• [Exercise task]:
Scan the material below for the string "this", and copy every line where it shows up.

• [Data supplied]:
──────────

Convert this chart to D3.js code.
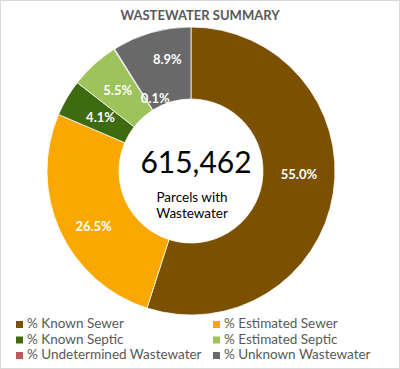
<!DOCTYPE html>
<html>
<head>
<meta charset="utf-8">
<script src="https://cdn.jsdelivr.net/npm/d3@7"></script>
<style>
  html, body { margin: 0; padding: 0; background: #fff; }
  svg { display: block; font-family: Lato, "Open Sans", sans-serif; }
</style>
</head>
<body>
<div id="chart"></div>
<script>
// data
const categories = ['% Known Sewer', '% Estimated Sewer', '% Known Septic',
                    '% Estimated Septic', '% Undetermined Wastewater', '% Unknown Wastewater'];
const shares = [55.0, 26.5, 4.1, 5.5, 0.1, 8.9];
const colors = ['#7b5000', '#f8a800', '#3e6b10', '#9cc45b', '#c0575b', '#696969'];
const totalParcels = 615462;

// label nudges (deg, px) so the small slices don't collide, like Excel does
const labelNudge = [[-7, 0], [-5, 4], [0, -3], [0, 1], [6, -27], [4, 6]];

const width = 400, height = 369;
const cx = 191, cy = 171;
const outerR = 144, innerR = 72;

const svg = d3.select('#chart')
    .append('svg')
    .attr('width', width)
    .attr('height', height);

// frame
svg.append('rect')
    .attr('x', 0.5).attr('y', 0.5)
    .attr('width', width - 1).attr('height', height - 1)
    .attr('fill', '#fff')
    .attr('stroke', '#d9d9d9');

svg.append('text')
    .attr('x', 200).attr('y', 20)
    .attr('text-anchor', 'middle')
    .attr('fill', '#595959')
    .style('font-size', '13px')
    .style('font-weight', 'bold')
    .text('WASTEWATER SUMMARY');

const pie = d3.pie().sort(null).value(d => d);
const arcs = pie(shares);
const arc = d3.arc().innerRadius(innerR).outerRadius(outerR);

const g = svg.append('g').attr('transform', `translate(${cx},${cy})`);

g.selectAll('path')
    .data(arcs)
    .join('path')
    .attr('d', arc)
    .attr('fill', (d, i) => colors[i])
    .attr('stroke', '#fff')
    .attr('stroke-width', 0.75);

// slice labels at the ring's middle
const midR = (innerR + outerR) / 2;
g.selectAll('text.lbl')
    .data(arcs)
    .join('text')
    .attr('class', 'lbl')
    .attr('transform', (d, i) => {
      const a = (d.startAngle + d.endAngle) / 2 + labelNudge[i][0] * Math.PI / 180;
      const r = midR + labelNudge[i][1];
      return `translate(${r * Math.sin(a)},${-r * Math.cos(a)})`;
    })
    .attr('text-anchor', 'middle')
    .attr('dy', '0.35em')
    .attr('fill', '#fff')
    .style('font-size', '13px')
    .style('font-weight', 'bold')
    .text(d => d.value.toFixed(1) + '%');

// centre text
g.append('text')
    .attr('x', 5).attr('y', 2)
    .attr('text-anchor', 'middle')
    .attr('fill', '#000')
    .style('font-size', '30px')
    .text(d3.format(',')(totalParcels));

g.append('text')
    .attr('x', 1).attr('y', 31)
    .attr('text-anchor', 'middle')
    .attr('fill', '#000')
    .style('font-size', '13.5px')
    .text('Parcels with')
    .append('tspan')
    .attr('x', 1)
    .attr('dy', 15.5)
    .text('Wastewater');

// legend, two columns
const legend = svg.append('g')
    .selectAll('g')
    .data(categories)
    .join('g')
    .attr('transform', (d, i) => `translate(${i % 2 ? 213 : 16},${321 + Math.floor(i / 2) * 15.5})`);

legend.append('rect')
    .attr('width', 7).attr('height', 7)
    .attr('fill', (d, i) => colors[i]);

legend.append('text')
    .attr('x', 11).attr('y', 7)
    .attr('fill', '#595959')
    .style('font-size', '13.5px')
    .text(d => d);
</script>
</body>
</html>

──────────

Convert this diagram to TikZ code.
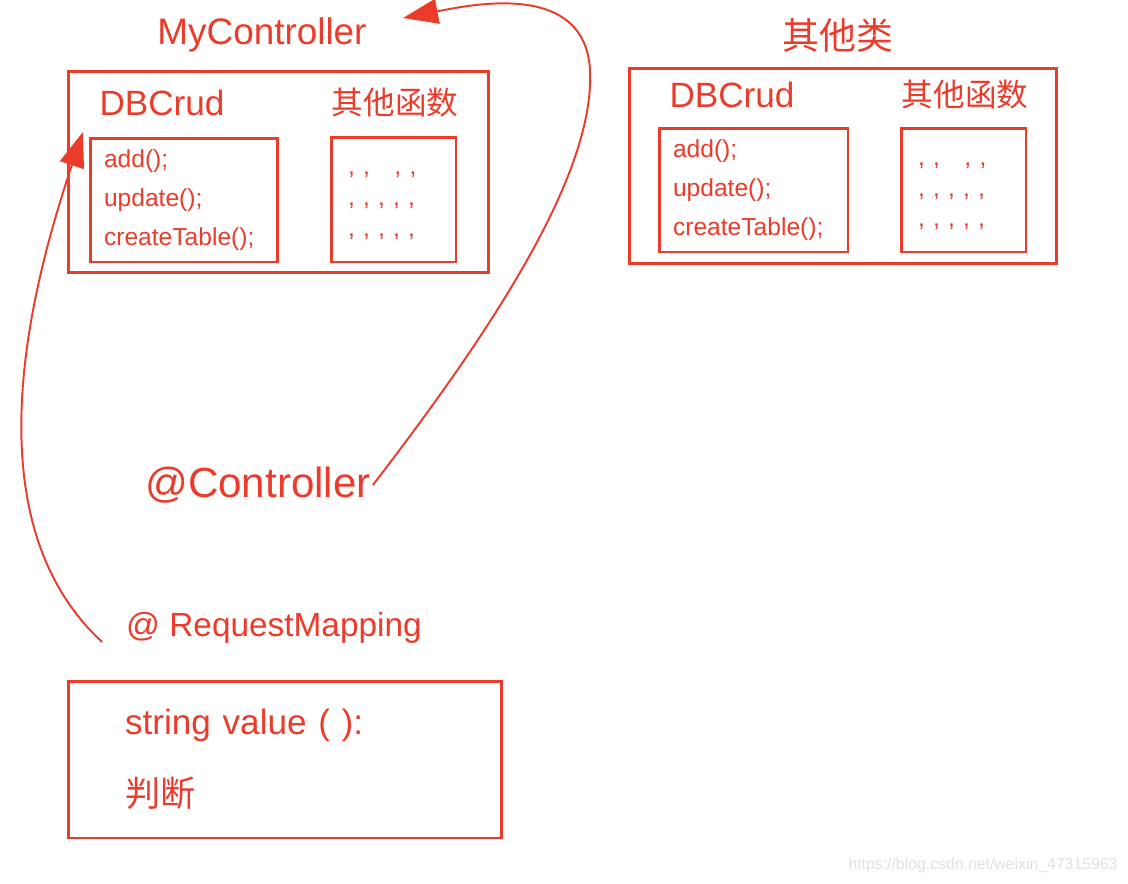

──────────

• [Answer to the exercise]:
Convert this chart to D3.js code.
Convert this diagram to TikZ code.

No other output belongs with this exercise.